Provided entries:

- - -

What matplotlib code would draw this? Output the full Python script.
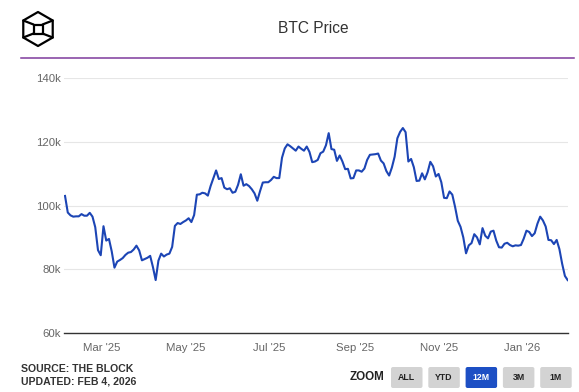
import matplotlib
matplotlib.use("Agg")
import matplotlib.pyplot as plt
import matplotlib.dates as mdates
from matplotlib.patches import FancyBboxPatch, Polygon
from matplotlib.ticker import FuncFormatter
import pandas as pd

plt.rcParams["font.family"] = ["Liberation Sans", "DejaVu Sans"]

# BTC price (thousand USD), one reading every second day from 2 Feb 2025
start_date = "2025-02-02"
step = "2D"
btc_k = [
    103.0, 97.8, 96.9, 96.5, 96.6, 96.6, 97.3, 96.8, 96.8, 97.7,
    96.5, 93.2, 86.0, 84.4, 93.5, 89.0, 89.5, 85.6, 80.5, 82.4,
    82.9, 83.5, 84.5, 85.2, 85.4, 86.2, 87.4, 85.9, 82.8, 83.2,
    83.6, 84.2, 80.7, 76.6, 82.7, 84.9, 84.0, 84.6, 84.9, 87.0,
    93.6, 94.5, 94.2, 94.8, 95.3, 96.0, 94.8, 97.0, 103.4, 103.5,
    104.0, 103.8, 103.1, 106.1, 108.6, 111.0, 108.3, 108.6, 105.6, 105.1,
    105.4, 104.0, 104.3, 106.5, 109.8, 106.2, 106.7, 106.1, 105.1, 103.8,
    101.5, 104.5, 107.2, 107.3, 107.3, 108.0, 109.0, 108.6, 108.6, 115.0,
    117.9, 119.2, 118.6, 117.9, 117.2, 118.5, 117.8, 117.2, 118.5, 116.8,
    113.6, 113.8, 114.3, 116.4, 116.9, 118.9, 122.7, 117.7, 117.5, 114.0,
    115.7, 113.8, 111.4, 111.5, 108.5, 108.6, 111.0, 111.0, 110.6, 111.6,
    114.3, 115.9, 116.0, 116.1, 116.3, 114.1, 113.2, 110.8, 109.4, 111.9,
    115.3, 121.1, 123.1, 124.3, 123.0, 113.8, 114.6, 112.0, 107.7, 107.8,
    110.1, 108.2, 110.4, 113.7, 112.3, 109.1, 109.9, 107.3, 102.4, 102.3,
    104.4, 103.4, 99.6, 95.2, 93.3, 90.0, 85.0, 87.5, 88.2, 91.0,
    90.0, 87.8, 92.9, 90.5, 89.7, 91.8, 92.1, 89.0, 86.9, 86.8,
    88.0, 88.3, 87.6, 87.2, 87.5, 87.4, 87.6, 89.6, 92.1, 91.7,
    90.4, 91.3, 94.3, 96.5, 95.3, 93.4, 89.2, 89.1, 87.9, 89.2,
    86.3, 81.7, 77.9, 76.6,
]
y_ticks = [60, 80, 100, 120, 140]
title = "BTC Price"
source_lines = ["SOURCE: THE BLOCK", "UPDATED: FEB 4, 2026"]
zoom_buttons = ["ALL", "YTD", "12M", "3M", "1M"]
active_button = "12M"

dates = pd.date_range(start_date, periods=len(btc_k), freq=step)

W, H = 579, 392
fig = plt.figure(figsize=(W / 100, H / 100), dpi=100)
fig.patch.set_facecolor("white")

# overlay in pixel coordinates for header / footer decorations
deco = fig.add_axes([0, 0, 1, 1])
deco.set_xlim(0, W)
deco.set_ylim(H, 0)
deco.axis("off")

# logo: cube outline
cx, cy, r, s = 38, 29, 17, 4.5
hexagon = [(cx, cy - r), (cx + 0.866 * r, cy - r / 2), (cx + 0.866 * r, cy + r / 2),
           (cx, cy + r), (cx - 0.866 * r, cy + r / 2), (cx - 0.866 * r, cy - r / 2)]
deco.add_patch(Polygon(hexagon, closed=True, fill=False, edgecolor="black", lw=1.6,
                       joinstyle="round"))
inner = [(cx - s, cy - s), (cx + s, cy - s), (cx + s, cy + s), (cx - s, cy + s)]
deco.add_patch(Polygon(inner, closed=True, fill=False, edgecolor="black", lw=1.6))
for (hx, hy), (ix, iy) in zip([hexagon[5], hexagon[1], hexagon[2], hexagon[4]], inner):
    deco.plot([hx, ix], [hy, iy], color="black", lw=1.6, solid_capstyle="round")

deco.text(313, 28, title, ha="center", va="center", fontsize=11.2, color="#333333")
deco.plot([21, 574], [58, 58], color="#7e3a9c", lw=1.1)

deco.text(21, 369, source_lines[0], ha="left", va="center", fontsize=7.6, fontweight="bold",
          color="#333333")
deco.text(21, 382, source_lines[1], ha="left", va="center", fontsize=7.6, fontweight="bold",
          color="#333333")

deco.text(367, 377, "ZOOM", ha="center", va="center", fontsize=8.4, fontweight="bold",
          color="#222222")
bx, bw, gap, by, bh = 391, 31.5, 5.8, 367, 21
for k, name in enumerate(zoom_buttons):
    x0 = bx + k * (bw + gap)
    active = name == active_button
    deco.add_patch(FancyBboxPatch((x0, by), bw, bh, boxstyle="round,pad=0,rounding_size=2",
                                  facecolor="#1d4fc4" if active else "#d3d3d3",
                                  edgecolor="none"))
    deco.text(x0 + bw / 2, by + bh / 2 + 0.5, name, ha="center", va="center", fontsize=6.3,
              fontweight="bold", color="white" if active else "#222222")

# main chart
left, right, top, bottom = 64, 568, 78, 333
ax = fig.add_axes([left / W, 1 - bottom / H, (right - left) / W, (bottom - top) / H])
ax.set_facecolor("none")
ax.plot(dates, btc_k, color="#1c45b5", lw=1.5, solid_joinstyle="round", zorder=3)
ax.set_ylim(60, 140)
ax.set_yticks(y_ticks)
ax.yaxis.set_major_formatter(FuncFormatter(lambda v, p: f"{int(v)}k"))
ax.set_xlim(dates[0] - pd.Timedelta(hours=18), dates[-1] + pd.Timedelta(hours=6))
ax.xaxis.set_major_locator(mdates.MonthLocator(bymonth=[1, 3, 5, 7, 9, 11]))
ax.xaxis.set_major_formatter(mdates.DateFormatter("%b '%y"))
ax.grid(axis="y", color="#e6e6e6", lw=0.8, zorder=0)
for side in ["top", "right", "left"]:
    ax.spines[side].set_visible(False)
ax.spines["bottom"].set_color("#333333")
ax.spines["bottom"].set_linewidth(1.0)
ax.tick_params(axis="both", length=0, labelsize=8.2, colors="#666666")
ax.tick_params(axis="y", pad=2)
ax.tick_params(axis="x", pad=7)

fig.savefig("out.png", dpi=100)
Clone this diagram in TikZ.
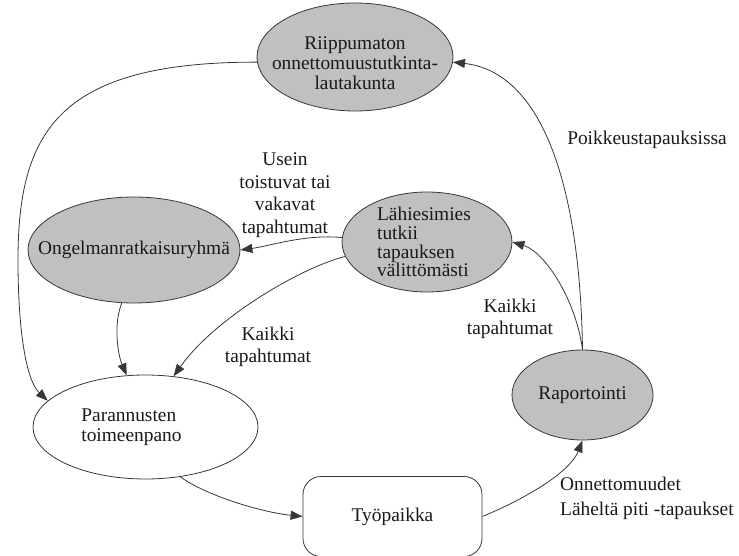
\documentclass[tikz,border=0pt]{standalone}
\usepackage{fontspec}
\setmainfont{Liberation Serif}
\usetikzlibrary{shapes.geometric,arrows.meta}
\definecolor{nodefill}{RGB}{192,192,192}
\definecolor{edgecol}{RGB}{55,55,55}
\definecolor{txtcol}{RGB}{25,25,25}
\begin{document}
\begin{tikzpicture}[x=1pt,y=-1pt,
  ell/.style={ellipse, draw=edgecol, line width=0.8pt, inner sep=0pt},
  grayell/.style={ell, fill=nodefill},
  lbl/.style={align=center, text=txtcol, inner sep=0pt, font=\fontsize{19.4}{22.5}\selectfont},
  conn/.style={draw=edgecol, line width=0.8pt, -{Triangle[length=12pt,width=9pt]}}
]
\useasboundingbox (0,0) rectangle (739,556);

% nodes
\node[grayell, minimum width=196pt, minimum height=108pt,
  label={[lbl, yshift=-6pt, font=\fontsize{19.4}{20}\selectfont]center:Riippumaton\\onnettomuustutkinta-\\lautakunta}] (riip) at (355,57) {};
\node[grayell, minimum width=212pt, minimum height=106pt,
  label={[lbl]center:Ongelmanratkaisuryhmä}] (ongel) at (134,250) {};
\node[grayell, minimum width=170pt, minimum height=100pt,
  label={[lbl, align=left, xshift=-3pt, font=\fontsize{19.4}{18.8}\selectfont]center:Lähiesimies\\tutkii\\tapauksen\\välittömästi}] (lahi) at (427,242) {};
\node[ell, fill=white, minimum width=225pt, minimum height=104pt,
  label={[lbl, align=left, xshift=-14pt, font=\fontsize{19.4}{20.5}\selectfont]center:Parannusten\\toimeenpano}] (paran) at (145.5,427) {};
\node[grayell, minimum width=141pt, minimum height=90pt,
  label={[lbl]center:Raportointi}] (rap) at (582.5,395) {};
\node[draw=edgecol, line width=0.8pt, rounded corners=18pt, minimum width=179pt, minimum height=80pt,
  text=txtcol, font=\fontsize{19.4}{22.5}\selectfont] (tyo) at (392.5,516.5) {Työpaikka};

% edge labels
\node[lbl] (lpoik) at (647,140) {Poikkeustapauksissa};
\node[lbl] (lusein) at (285,195) {Usein\\toistuvat tai\\vakavat\\tapahtumat};
\node[lbl] (lkaikkiL) at (268,347) {Kaikki\\tapahtumat};
\node[lbl] (lkaikkiR) at (510,319) {Kaikki\\tapahtumat};
\node[lbl, align=left, anchor=west, font=\fontsize{19.4}{25}\selectfont] (lonn) at (560,498) {Onnettomuudet\\Läheltä piti -tapaukset};

% connectors
\draw[conn] (rap.north) .. controls (580,180) and (540,72) .. (riip.-3);
\draw[conn] (rap.north) .. controls (576,300) and (545,252) .. (lahi.east);
\draw[conn] (riip.183) .. controls (60,62) and (18,130) .. (18,260)
            .. controls (18,330) and (26,380) .. (paran.165);
\draw[conn] (lahi.177) .. controls (305,234) and (270,246) .. (ongel.east);
\draw[conn] (lahi.190) .. controls (300,268) and (215,318) .. (paran.61);
\draw[conn] (ongel.257) .. controls (113,325) and (118,355) .. (paran.110);
\draw[conn] (paran.-55) .. controls (205,495) and (260,512) .. (tyo.west);
\draw[conn] (tyo.east) .. controls (527,498) and (570,472) .. (rap.south);
\end{tikzpicture}
\end{document}
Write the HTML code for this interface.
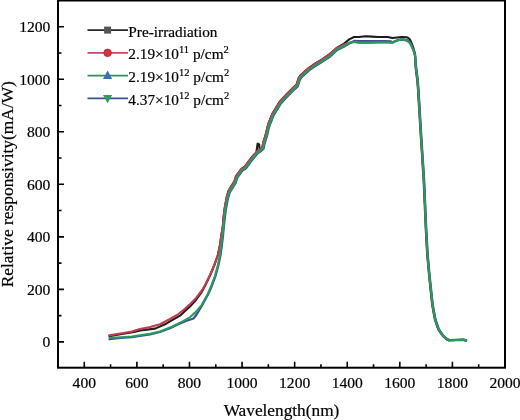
<!DOCTYPE html><html><head><meta charset="utf-8"><style>html,body{margin:0;padding:0;background:#fff;}svg{display:block;filter:blur(0.3px);}</style></head><body><svg width="520" height="420" viewBox="0 0 520 420">
<rect width="520" height="420" fill="#fff"/>
<style>text{stroke:#000;stroke-width:0.2px;paint-order:stroke;}</style>
<path d="M109.5,336.2 L120.4,334.3 L134.0,332.0 L140.0,330.5 L155.0,328.6 L165.0,324.3 L170.0,321.4 L180.0,315.7 L184.0,311.9 L190.0,306.5 L196.0,300.0 L201.8,291.8 L205.2,285.5 L210.0,275.5 L214.3,265.3 L217.9,255.0 L220.0,245.0 L221.4,235.0 L222.9,226.0 L223.2,220.5 L224.6,208.6 L226.8,196.7 L228.6,190.7 L231.5,185.9 L234.5,181.2 L236.0,176.2 L241.3,169.0 L244.9,166.7 L249.1,160.7 L253.8,154.8 L256.3,153.0 L257.6,143.6 L259.2,144.5 L259.6,149.5 L262.5,147.5 L262.4,147.0 L263.3,142.3 L264.8,137.5 L266.2,132.7 L267.2,128.0 L268.6,123.2 L270.5,118.5 L272.4,113.7 L274.8,109.7 L279.3,102.3 L286.4,94.4 L293.6,87.3 L296.6,84.6 L298.6,78.2 L300.7,75.1 L307.9,68.7 L315.0,63.7 L322.2,59.4 L330.0,53.8 L336.7,48.0 L344.4,43.3 L349.2,39.4 L354.0,37.0 L358.8,37.0 L365.6,36.2 L372.0,36.6 L378.0,37.0 L387.6,37.0 L392.4,38.0 L397.2,37.5 L402.0,37.0 L406.8,37.3 L408.0,37.7 L409.9,39.5 L411.6,43.1 L413.4,47.9 L414.9,53.8 L415.7,68.0 L417.2,80.0 L418.0,90.0 L420.7,135.0 L423.6,180.0 L425.8,230.0 L427.2,255.0 L429.0,275.0 L432.2,305.0 L435.0,320.0 L438.2,329.2 L442.0,335.0 L445.9,338.8 L448.7,340.3 L455.7,340.0 L463.2,339.8 L465.7,340.6" fill="none" stroke="#1e1e1e" stroke-width="2.1" stroke-linejoin="round" stroke-linecap="round"/>
<path d="M109.2,335.4 L120.4,333.5 L131.9,331.5 L140.0,329.0 L150.0,327.1 L160.0,324.3 L170.0,319.0 L178.0,314.3 L184.0,309.5 L189.9,304.2 L195.9,298.2 L201.8,290.5 L205.2,284.8 L210.0,275.0 L214.3,265.0 L217.9,255.0 L220.0,245.0 L221.4,235.0 L222.9,226.0 L223.2,220.6 L224.6,208.7 L226.8,196.8 L228.6,190.8 L231.5,186.0 L234.5,181.3 L236.0,176.3 L241.3,169.1 L244.9,166.8 L249.1,160.8 L253.8,154.9 L256.8,151.4 L260.0,149.4 L262.4,147.2 L263.3,142.5 L264.8,137.7 L266.2,132.9 L267.2,128.2 L268.6,123.4 L270.5,118.7 L272.4,113.9 L274.8,109.9 L279.3,102.5 L286.4,94.6 L293.6,87.5 L296.6,84.8 L298.6,78.4 L300.7,75.3 L307.9,68.9 L315.0,63.9 L322.2,59.6 L329.3,54.7 L336.0,48.4 L343.7,44.6 L349.2,43.0 L354.0,42.0 L358.8,42.7 L368.5,42.8 L378.0,42.4 L387.6,42.4 L392.4,42.7 L397.2,40.6 L400.9,39.7 L404.0,40.0 L406.9,40.6 L409.9,43.0 L411.6,46.3 L413.4,50.4 L414.9,55.2 L416.0,68.2 L417.5,80.2 L418.3,90.2 L421.0,135.2 L423.9,180.2 L426.1,230.2 L427.5,255.2 L429.3,275.2 L432.5,305.2 L435.3,320.2 L438.5,329.4 L442.3,335.2 L446.2,339.0 L449.0,340.5 L456.0,340.2 L463.5,340.0 L466.0,340.8" fill="none" stroke="#c43c50" stroke-width="2.1" stroke-linejoin="round" stroke-linecap="round"/>
<path d="M109.5,339.3 L120.4,338.0 L131.9,337.2 L140.0,336.0 L150.0,334.5 L160.0,332.0 L170.0,328.3 L180.0,323.5 L186.0,321.0 L193.5,318.5 L197.0,314.0 L201.8,306.0 L207.8,295.0 L211.8,286.2 L215.4,276.5 L218.4,265.5 L220.5,255.5 L221.9,245.5 L223.1,235.5 L223.8,227.5 L224.4,222.2 L225.8,210.3 L228.0,198.4 L229.8,192.4 L232.7,187.6 L235.7,182.9 L237.2,177.9 L242.5,170.7 L246.1,168.4 L250.3,162.4 L255.0,156.5 L258.0,153.0 L261.2,151.0 L263.6,148.8 L264.5,144.1 L266.0,139.3 L267.4,134.5 L268.4,129.8 L269.8,125.0 L271.7,120.3 L273.6,115.5 L276.0,111.5 L280.5,104.1 L287.6,96.2 L294.8,89.1 L297.8,86.4 L299.8,80.0 L301.9,76.9 L309.1,70.5 L316.2,65.5 L323.4,61.2 L330.5,56.3 L337.2,50.0 L344.9,46.2 L349.7,43.3 L354.0,40.8 L358.8,41.1 L368.5,41.1 L378.0,41.1 L385.0,41.1 L391.0,41.4 L392.7,42.2 L397.5,40.1 L401.2,39.2 L404.3,39.5 L407.2,40.1 L410.2,42.5 L411.9,45.8 L413.7,49.9 L415.2,54.7 L416.3,67.7 L417.8,79.7 L418.6,89.7 L421.3,134.7 L424.2,179.7 L426.4,229.7 L427.8,254.7 L429.6,274.7 L432.8,304.7 L435.6,319.7 L438.8,328.9 L442.6,334.7 L446.5,338.5 L449.3,340.0 L456.3,339.7 L463.8,339.5 L466.3,340.3" fill="none" stroke="#3c4f98" stroke-width="2.1" stroke-linejoin="round" stroke-linecap="round"/>
<path d="M109.5,338.0 L120.4,337.3 L131.9,336.5 L140.0,335.2 L150.0,333.8 L160.0,331.4 L170.0,327.6 L180.0,322.8 L189.9,317.3 L195.9,311.9 L201.8,304.8 L207.8,294.0 L211.3,285.7 L214.9,276.0 L217.9,265.0 L220.0,255.0 L221.4,245.0 L222.6,235.0 L223.3,227.0 L223.9,221.7 L225.3,209.8 L227.5,197.9 L229.3,191.9 L232.2,187.1 L235.2,182.4 L236.7,177.4 L242.0,170.2 L245.6,167.9 L249.8,161.9 L254.5,156.0 L257.5,152.5 L260.7,150.5 L263.1,148.3 L264.0,143.6 L265.5,138.8 L266.9,134.0 L267.9,129.3 L269.3,124.5 L271.2,119.8 L273.1,115.0 L275.5,111.0 L280.0,103.6 L287.1,95.7 L294.3,88.6 L297.3,85.9 L299.3,79.5 L301.4,76.4 L308.6,70.0 L315.7,65.0 L322.9,60.7 L330.0,55.8 L336.7,49.5 L344.4,45.7 L349.2,42.8 L354.0,41.8 L358.8,42.5 L368.5,42.6 L378.0,42.2 L387.6,42.2 L392.4,42.5 L397.2,40.4 L400.9,39.5 L404.0,39.8 L406.9,40.4 L409.9,42.8 L411.6,46.1 L413.4,50.2 L414.9,55.0 L416.0,68.0 L417.5,80.0 L418.3,90.0 L421.0,135.0 L423.9,180.0 L426.1,230.0 L427.5,255.0 L429.3,275.0 L432.5,305.0 L435.3,320.0 L438.5,329.2 L442.3,335.0 L446.2,338.8 L449.0,340.3 L456.0,340.0 L463.5,339.8 L466.0,340.6" fill="none" stroke="#2a9a5c" stroke-width="2.1" stroke-linejoin="round" stroke-linecap="round"/>
<rect x="58" y="0.5" width="447" height="367.2" fill="none" stroke="#000" stroke-width="2"/>
<path d="M84.29,367.7 V361.70 M110.59,367.7 V364.20 M136.88,367.7 V361.70 M163.18,367.7 V364.20 M189.47,367.7 V361.70 M215.76,367.7 V364.20 M242.06,367.7 V361.70 M268.35,367.7 V364.20 M294.65,367.7 V361.70 M320.94,367.7 V364.20 M347.24,367.7 V361.70 M373.53,367.7 V364.20 M399.82,367.7 V361.70 M426.12,367.7 V364.20 M452.41,367.7 V361.70 M478.71,367.7 V364.20 M505.00,367.7 V361.70 M58,341.90 H64.00 M58,315.63 H61.50 M58,289.37 H64.00 M58,263.10 H61.50 M58,236.83 H64.00 M58,210.57 H61.50 M58,184.30 H64.00 M58,158.03 H61.50 M58,131.77 H64.00 M58,105.50 H61.50 M58,79.23 H64.00 M58,52.97 H61.50 M58,26.70 H64.00" stroke="#000" stroke-width="1.6" fill="none"/>
<text x="84.29" y="388.2" text-anchor="middle" font-family='"Liberation Serif", "Times New Roman", serif' font-size="15.6">400</text>
<text x="136.88" y="388.2" text-anchor="middle" font-family='"Liberation Serif", "Times New Roman", serif' font-size="15.6">600</text>
<text x="189.47" y="388.2" text-anchor="middle" font-family='"Liberation Serif", "Times New Roman", serif' font-size="15.6">800</text>
<text x="242.06" y="388.2" text-anchor="middle" font-family='"Liberation Serif", "Times New Roman", serif' font-size="15.6">1000</text>
<text x="294.65" y="388.2" text-anchor="middle" font-family='"Liberation Serif", "Times New Roman", serif' font-size="15.6">1200</text>
<text x="347.24" y="388.2" text-anchor="middle" font-family='"Liberation Serif", "Times New Roman", serif' font-size="15.6">1400</text>
<text x="399.82" y="388.2" text-anchor="middle" font-family='"Liberation Serif", "Times New Roman", serif' font-size="15.6">1600</text>
<text x="452.41" y="388.2" text-anchor="middle" font-family='"Liberation Serif", "Times New Roman", serif' font-size="15.6">1800</text>
<text x="505.00" y="388.2" text-anchor="middle" font-family='"Liberation Serif", "Times New Roman", serif' font-size="15.6">2000</text>
<text x="50.4" y="347.40" text-anchor="end" font-family='"Liberation Serif", "Times New Roman", serif' font-size="15.6">0</text>
<text x="50.4" y="294.87" text-anchor="end" font-family='"Liberation Serif", "Times New Roman", serif' font-size="15.6">200</text>
<text x="50.4" y="242.33" text-anchor="end" font-family='"Liberation Serif", "Times New Roman", serif' font-size="15.6">400</text>
<text x="50.4" y="189.80" text-anchor="end" font-family='"Liberation Serif", "Times New Roman", serif' font-size="15.6">600</text>
<text x="50.4" y="137.27" text-anchor="end" font-family='"Liberation Serif", "Times New Roman", serif' font-size="15.6">800</text>
<text x="50.4" y="84.73" text-anchor="end" font-family='"Liberation Serif", "Times New Roman", serif' font-size="15.6">1000</text>
<text x="50.4" y="32.20" text-anchor="end" font-family='"Liberation Serif", "Times New Roman", serif' font-size="15.6">1200</text>
<text x="281.5" y="416" text-anchor="middle" font-family='"Liberation Serif", "Times New Roman", serif' font-size="17.3">Wavelength(nm)</text>
<text transform="translate(12.6,184.2) rotate(-90)" text-anchor="middle" font-family='"Liberation Serif", "Times New Roman", serif' font-size="17.4">Relative responsivity(mA/W)</text>
<path d="M87.5,30.1 H128" stroke="#262626" stroke-width="1.6"/>
<rect x="104.1" y="26.6" width="7" height="7" fill="#555"/>
<text x="128.3" y="36.5" font-family='"Liberation Serif", "Times New Roman", serif' font-size="15.3">Pre-irradiation</text>
<path d="M87.5,52.85 H128" stroke="#c24a5e" stroke-width="1.6"/>
<circle cx="107.6" cy="52.85" r="3.8" fill="#d8323e" stroke="#b02838" stroke-width="0.8"/>
<text x="128.3" y="59.2" font-family='"Liberation Serif", "Times New Roman", serif' font-size="15.3">2.19×10<tspan dy="-6" font-size="10.5">11</tspan><tspan dy="6"> p/cm</tspan><tspan dy="-6" font-size="10.5">2</tspan></text>
<path d="M87.5,75.6 H128" stroke="#3a8c5c" stroke-width="1.6"/>
<path d="M107.6,70.6 L112.19999999999999,78.89999999999999 L103.0,78.89999999999999 Z" fill="#3f6db0"/>
<text x="128.3" y="82.0" font-family='"Liberation Serif", "Times New Roman", serif' font-size="15.3">2.19×10<tspan dy="-6" font-size="10.5">12</tspan><tspan dy="6"> p/cm</tspan><tspan dy="-6" font-size="10.5">2</tspan></text>
<path d="M87.5,98.35 H128" stroke="#414d90" stroke-width="1.6"/>
<path d="M107.6,103.35 L112.19999999999999,95.05 L103.0,95.05 Z" fill="#2e9a5c"/>
<text x="128.3" y="104.8" font-family='"Liberation Serif", "Times New Roman", serif' font-size="15.3">4.37×10<tspan dy="-6" font-size="10.5">12</tspan><tspan dy="6"> p/cm</tspan><tspan dy="-6" font-size="10.5">2</tspan></text>
</svg></body></html>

- - -

What is needed: Exactly how many lines of the material contain the word "draw"? Write the number alone.

Correct result: 12